The lattice parameters and phase composition of the 1.4Cu–Al alloy after a DBA cycle were determined by X-ray diffraction using a ground sample (Fig. 6). Its X-ray diffraction pattern contained only reflections from (Al) and the θ-phase. To find the lattice parameter of the aluminum-based solid solution after high-pressure melting and crystallization, the Al 111 and 200 peaks were decomposed into their CuK_α1 and CuK_α2 components. The value thus obtained, \(a_{{{\text{Al}}}}^{{{\text{DBA}}}}\) = 4.048 Å, is smaller than the reference value \(a_{{{\text{Al}}}}^{{{\text{ref}}}}\) = 4.049 Å. The observed decrease in lattice parameter is due to the formation of an aluminum-based solid solution containing copper atoms inserted in its lattice, which is a thermodynamically promoted process accompanied by a reduction in the specific volume of the α-matrix upon the formation of a solid solution at high pressures.
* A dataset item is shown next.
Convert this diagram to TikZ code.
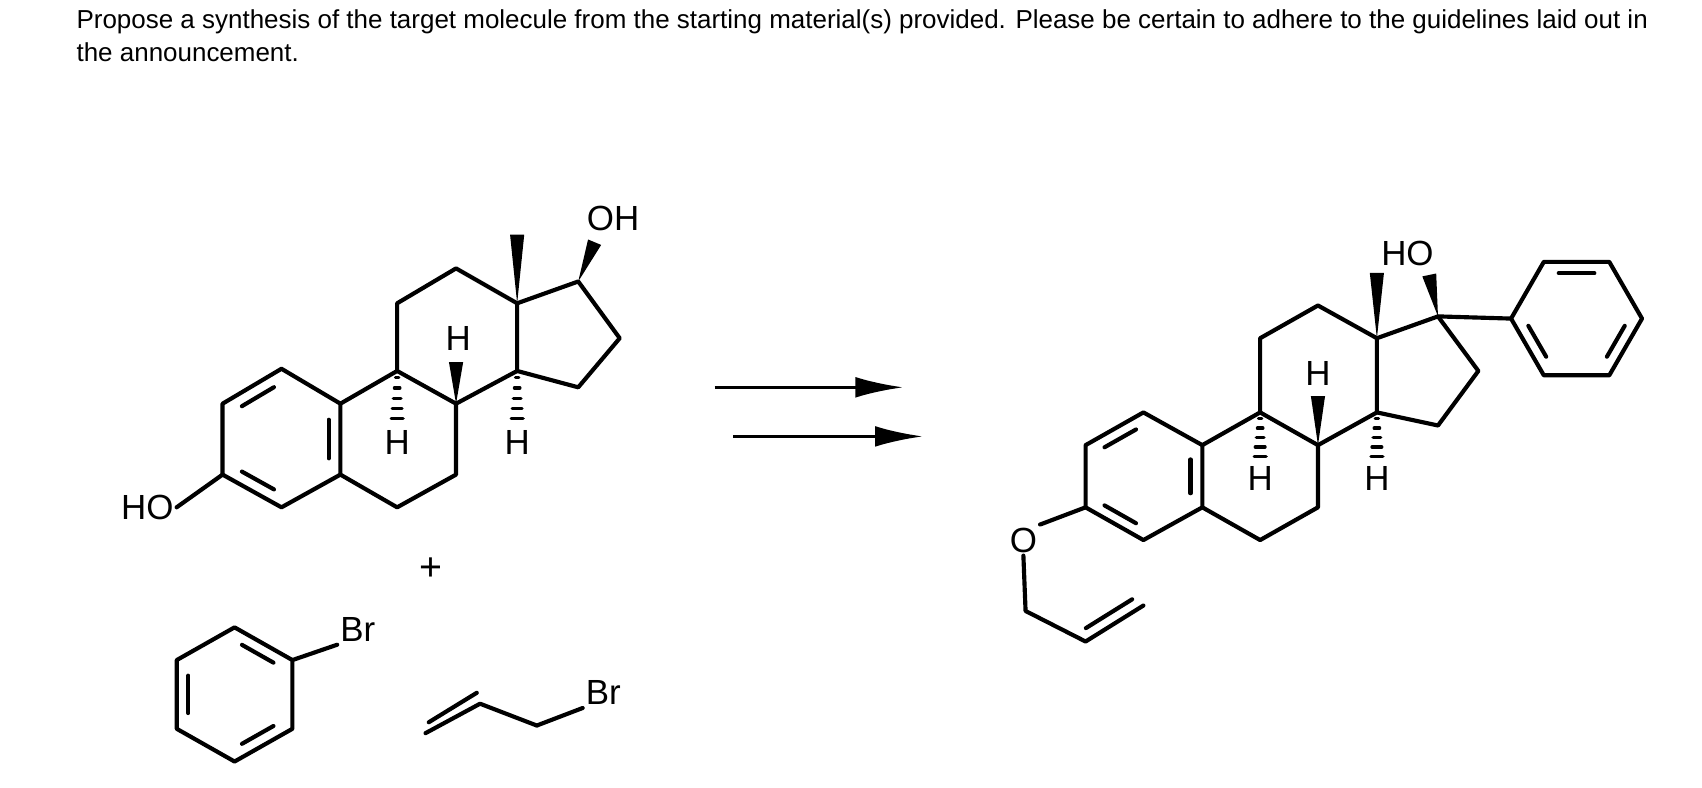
\documentclass[tikz,border=0pt]{standalone}
\usepackage{fontspec}
\setmainfont{Liberation Sans}
\usetikzlibrary{calc,arrows.meta}
\newcommand{\dbl}[3]{\draw ($(#1)!0.16!(#2)!0.2!(#3)$) -- ($(#2)!0.16!(#1)!0.2!(#3)$);}
\newcommand{\wdg}[2]{\fill (#1) -- ($(#2)!6.5pt!90:(#1)$) -- ($(#2)!6.5pt!-90:(#1)$) -- cycle;}
\newcommand{\hashb}[2]{\foreach \t/\w in {0.12/1.5,0.3/2.5,0.48/3.5,0.66/4.5,0.84/5.5}{\draw[line width=3pt] ($($(#1)!\t!(#2)$)!\w pt!90:(#2)$) -- ($($(#1)!\t!(#2)$)!\w pt!-90:(#2)$);}}
\tikzset{bd/.style={line width=3.8pt,line cap=round,line join=round},
 atom/.style={font=\fontsize{32}{32}\selectfont,inner sep=1pt},
 txt/.style={font=\fontsize{23.8}{28}\selectfont,anchor=west,inner sep=0pt}}
\begin{document}
\begin{tikzpicture}[x=1pt,y=-1pt]
\useasboundingbox[fill=white] (0,0) rectangle (1560,722);
\node[txt] (t1) at (70,20) {Propose a synthesis of the target molecule from the starting material(s) provided. Please be certain to adhere to the guidelines laid out in};
\node[txt] (t2) at (70,48) {the announcement.};
% starting steroid
\begin{scope}[bd]
\coordinate (A1) at (258,338); \coordinate (A2) at (204,370); \coordinate (A3) at (204,435);
\coordinate (A4) at (258,465); \coordinate (A5) at (312,435); \coordinate (A10) at (312,370);
\coordinate (Ac) at (258,402);
\coordinate (B9) at (364,340); \coordinate (B11) at (364,278); \coordinate (B12) at (418,246);
\coordinate (B13) at (474,278); \coordinate (B8) at (418,370); \coordinate (B14) at (474,340);
\coordinate (B7) at (418,435); \coordinate (B6) at (364,465);
\coordinate (B17) at (530,258); \coordinate (B16) at (568,310); \coordinate (B15) at (530,355);
\draw (A1)--(A2)--(A3)--(A4)--(A5)--(A10)--cycle;
\dbl{A1}{A2}{Ac} \dbl{A3}{A4}{Ac} \dbl{A5}{A10}{Ac}
\draw (A10)--(B9)--(B8)--(B7)--(B6)--(A5);
\draw (B9)--(B11)--(B12)--(B13)--(B14)--(B8);
\draw (B13)--(B17)--(B16)--(B15)--(B14);
\coordinate (Me1) at (474,215); \wdg{B13}{Me1}
\coordinate (OHw) at (545,222); \wdg{B17}{OHw}
\node[atom] (OH1) at (562,200) {OH};
\coordinate (H8e) at (418,332); \wdg{B8}{H8e}
\node[atom] (H8) at (420,310) {H};
\coordinate (H9e) at (364,392); \hashb{B9}{H9e}
\node[atom] (H9) at (364,406) {H};
\coordinate (H14e) at (474,392); \hashb{B14}{H14e}
\node[atom] (H14) at (474,406) {H};
\node[atom] (HO1) at (135,465) {HO};
\draw (A3)--(HO1.east);
\end{scope}
\node[atom,font=\fontsize{36}{36}\selectfont] (plus) at (395,522) {+};
% bromobenzene
\begin{scope}[bd]
\coordinate (P1) at (215,575); \coordinate (P2) at (268,605); \coordinate (P3) at (268,668);
\coordinate (P4) at (215,698); \coordinate (P5) at (162,668); \coordinate (P6) at (162,605);
\coordinate (Pc) at (215,636);
\draw (P1)--(P2)--(P3)--(P4)--(P5)--(P6)--cycle;
\dbl{P5}{P6}{Pc} \dbl{P1}{P2}{Pc} \dbl{P3}{P4}{Pc}
\node[atom] (Br1) at (328,577) {Br};
\draw (P2)--(Br1.south west);
% allyl bromide
\coordinate (L1) at (390,672); \coordinate (L2) at (440,645); \coordinate (L3) at (492,665);
\draw (L1)--(L2)--(L3);
\draw ($(L1)+(3,-10)$)--($(L2)+(-3,-10)$);
\node[atom] (Br2) at (553,635) {Br};
\draw (L3)--(Br2.south west);
\end{scope}
% arrows
\coordinate (r1a) at (655,355); \coordinate (r1b) at (828,355);
\coordinate (r2a) at (672,400); \coordinate (r2b) at (846,400);
\draw[line width=3pt,-{Latex[length=44pt,width=19pt]}] (r1a)--(r1b);
\draw[line width=3pt,-{Latex[length=44pt,width=19pt]}] (r2a)--(r2b);
% product
\begin{scope}[bd]
\coordinate (Q1) at (1048,378); \coordinate (Q2) at (995,408); \coordinate (Q3) at (995,465);
\coordinate (Q4) at (1048,495); \coordinate (Q5) at (1102,465); \coordinate (Q10) at (1102,408);
\coordinate (Qc) at (1048,437);
\coordinate (R9) at (1155,378); \coordinate (R11) at (1155,310); \coordinate (R12) at (1208,280);
\coordinate (R13) at (1262,310); \coordinate (R8) at (1208,408); \coordinate (R14) at (1262,378);
\coordinate (R7) at (1208,465); \coordinate (R6) at (1155,495);
\coordinate (R17) at (1318,290); \coordinate (R16) at (1355,340); \coordinate (R15) at (1318,390);
\draw (Q1)--(Q2)--(Q3)--(Q4)--(Q5)--(Q10)--cycle;
\dbl{Q1}{Q2}{Qc} \dbl{Q3}{Q4}{Qc} \dbl{Q5}{Q10}{Qc}
\draw (Q10)--(R9)--(R8)--(R7)--(R6)--(Q5);
\draw (R9)--(R11)--(R12)--(R13)--(R14)--(R8);
\draw (R13)--(R17)--(R16)--(R15)--(R14);
\coordinate (Me2) at (1262,250); \wdg{R13}{Me2}
\coordinate (HOw) at (1310,252); \wdg{R17}{HOw}
\node[atom] (HO2) at (1290,232) {HO};
\coordinate (H8e2) at (1208,363); \wdg{R8}{H8e2}
\node[atom] (H8b) at (1208,342) {H};
\coordinate (H9e2) at (1155,426); \hashb{R9}{H9e2}
\node[atom] (H9b) at (1155,439) {H};
\coordinate (H14e2) at (1262,426); \hashb{R14}{H14e2}
\node[atom] (H14b) at (1262,439) {H};
\coordinate (F1) at (1385,292); \coordinate (F2) at (1415,240); \coordinate (F3) at (1475,240);
\coordinate (F4) at (1505,292); \coordinate (F5) at (1475,344); \coordinate (F6) at (1415,344);
\coordinate (Fc) at (1445,292);
\draw (R17)--(F1);
\draw (F1)--(F2)--(F3)--(F4)--(F5)--(F6)--cycle;
\dbl{F2}{F3}{Fc} \dbl{F4}{F5}{Fc} \dbl{F6}{F1}{Fc}
\node[atom] (O2) at (938,495) {O};
\draw (Q3)--(O2.north east);
\coordinate (S1) at (940,560); \coordinate (S2) at (995,588); \coordinate (S3) at (1048,555);
\draw (O2.south)--(S1)--(S2)--(S3);
\draw ($(S2)!0.1!(S3)+(-5,-9)$)--($(S3)!0.1!(S2)+(-5,-9)$);
\end{scope}
\end{tikzpicture}
\end{document}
The reduction in lattice parameter during fast nonequilibrium cooling of ribbons of Al–Cu binary alloys was also attributed by Lichioiu et al. [11] to copper dissolution in the aluminum lattice.

Fig. 6.

X-ray diffraction pattern of a CuAl₂ powder sample after DBA.

CONCLUSIONS

The solvus (solid-state transformation) temperature of the 1.4Cu–Al alloy at 100 MPa exceeds equilibrium values and DSC results obtained at atmospheric pressure. According to our estimate, the heat of solid-state θ-phase dissolution in the α-matrix is a factor of ~3.7 larger than that at atmospheric pressure. The solidus temperature of the alloy at 100 MPa exceeds that determined by DSC at 0.1 MPa by 10°C, and the liquidus temperature increases by 5–6°C. Melting and crystallization at 100 MPa increase the size of the structural constituents of the alloy by many times, which is determined primarily by the thermophysical parameters of the solidification process in a DBA cell.